What is also clear in this book is that embracing fundamentalist Islam for personal female power has only been undertaken by the younger members of Sudan's urban Muslim society. Many middle aged Muslim Sudanese women, however, expressed the opinion that with regard to gender, Islamist policies and practices are "making us without traditions" (p. 20). Thus, the new Islamic fundamentalism has brought about a loss of control of the old over the young. Senior women were a social authority to which younger women deferred. Today this has changed.

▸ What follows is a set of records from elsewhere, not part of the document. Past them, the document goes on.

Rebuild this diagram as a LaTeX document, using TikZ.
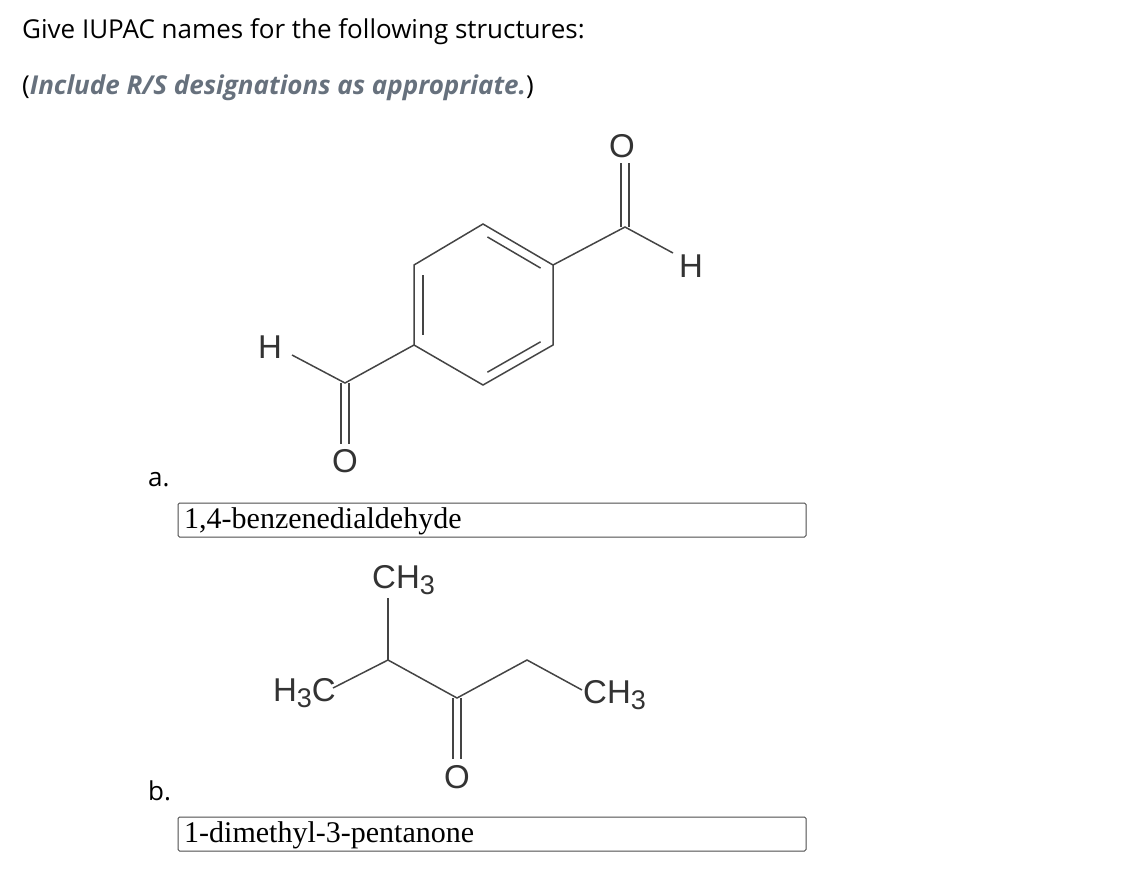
\documentclass[tikz,border=0pt]{standalone}
\usepackage{fontspec}
\usetikzlibrary{calc}
\setmainfont{Open Sans}
\newfontfamily\chem{Liberation Sans}
\newfontfamily\ans{Liberation Serif}
\definecolor{slate}{HTML}{67717D}
\definecolor{bond}{HTML}{444444}
\newcommand{\sbs}[1]{\raisebox{-0.3ex}{\fontsize{27}{27}\selectfont #1}}
\begin{document}
\begin{tikzpicture}[x=1pt,y=-1pt,
  bnd/.style={draw=bond,line width=1.5pt},
  atom/.style={font=\chem\fontsize{33}{33}\selectfont,text=black!80,inner sep=0pt},
  ansbox/.style={draw=black!70,line width=1pt,rounded corners=1.5pt},
  anstext/.style={font=\ans\fontsize{30}{30}\selectfont,anchor=west,inner sep=0pt},
  lbl/.style={font=\fontsize{26}{26}\selectfont,anchor=base west,inner sep=0pt}]
\useasboundingbox (0,0) rectangle (1146,876);
\node[lbl] (title) at (22,38) {Give IUPAC names for the following structures:};
\node[lbl] (note) at (22,94) {(\textcolor{slate}{\bfseries\itshape Include R/S designations as appropriate.})};
\node[lbl] (la) at (148,486) {a.};
\node[lbl] (lb) at (148,800) {b.};
% answer boxes
\draw[ansbox] (178,503) rectangle (806,537);
\node[anstext] (ansa) at (184,521) {1,4-benzenedialdehyde};
\draw[ansbox] (178,817) rectangle (806,851);
\node[anstext] (ansb) at (184,835) {1-dimethyl-3-pentanone};
% benzene
\coordinate (t) at (483,224);
\coordinate (ur) at (553,265);
\coordinate (lr) at (553,345);
\coordinate (bo) at (483,385);
\coordinate (ll) at (414,345);
\coordinate (ul) at (414,265);
\draw[bnd] (t)--(ur)--(lr)--(bo)--(ll)--(ul)--cycle;
\draw[bnd] ($(t)!0.12!(ur)+(-4,8)$) -- ($(t)!0.88!(ur)+(-4,8)$);
\draw[bnd] (423,275) -- (423,335);
\draw[bnd] ($(lr)!0.12!(bo)+(-4,-8)$) -- ($(lr)!0.88!(bo)+(-4,-8)$);
% right CHO
\coordinate (c1) at (625,227);
\node[atom] (o1) at (622,146) {O};
\node[atom] (h1) at (691,266) {H};
\draw[bnd] (ur) -- (c1) -- (673,253);
\draw[bnd] (621,227) -- (621,163);
\draw[bnd] (629,227) -- (629,163);
% left CHO
\coordinate (c2) at (345,383);
\node[atom] (o2) at (345,461) {O};
\node[atom] (h2) at (270,347) {H};
\draw[bnd] (ll) -- (c2) -- (292,355);
\draw[bnd] (341,383) -- (341,444);
\draw[bnd] (349,383) -- (349,444);
% structure b
\node[atom,anchor=west] (ch3t) at (372,580) {CH\sbs{3}};
\node[atom,anchor=east] (h3c) at (336,693) {H\sbs{3}C};
\node[atom,anchor=west] (ch3r) at (583,695) {CH\sbs{3}};
\node[atom] (o3) at (457,777) {O};
\coordinate (br) at (388,660);
\coordinate (co) at (457,698);
\coordinate (ch2) at (527,660);
\draw[bnd] (388,598) -- (br);
\draw[bnd] (333,688) -- (br) -- (co) -- (ch2) -- (582,690);
\draw[bnd] (453,698) -- (453,759);
\draw[bnd] (461,698) -- (461,759);
\end{tikzpicture}
\end{document}
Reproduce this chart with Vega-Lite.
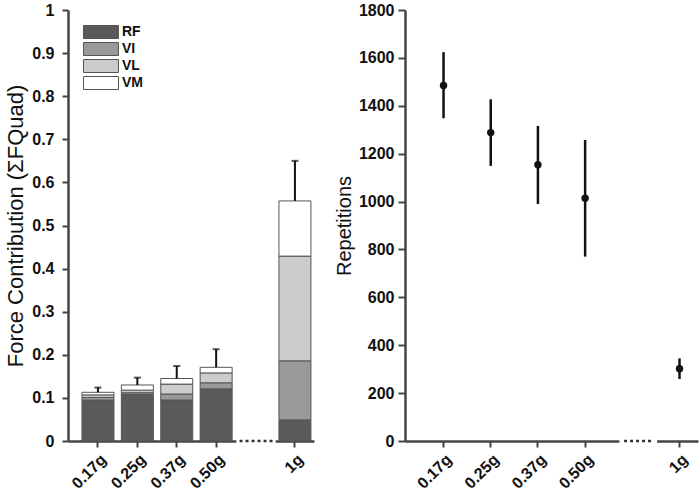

Ultimately, this book makes it clear that Islamic fundamentalism possesses elements which can be liberating. Some Sudanese women have prevailed by invoking Allah's name regularly against controlling parents and even spouses in a bid to renegotiate certain personal rights that, prior to the Islamic revolution, would have been difficult if not impossible to secure. Nageeb demonstrates that these Muslim women appear to have far more control of their lives than many scholarly studies have previously suggested. Though not without its flaws - the author rarely defines her terms, though her meaning usually comes clear after reading on for awhile - this book comes highly recommended for all scholars of the women in Africa and the Islamic world.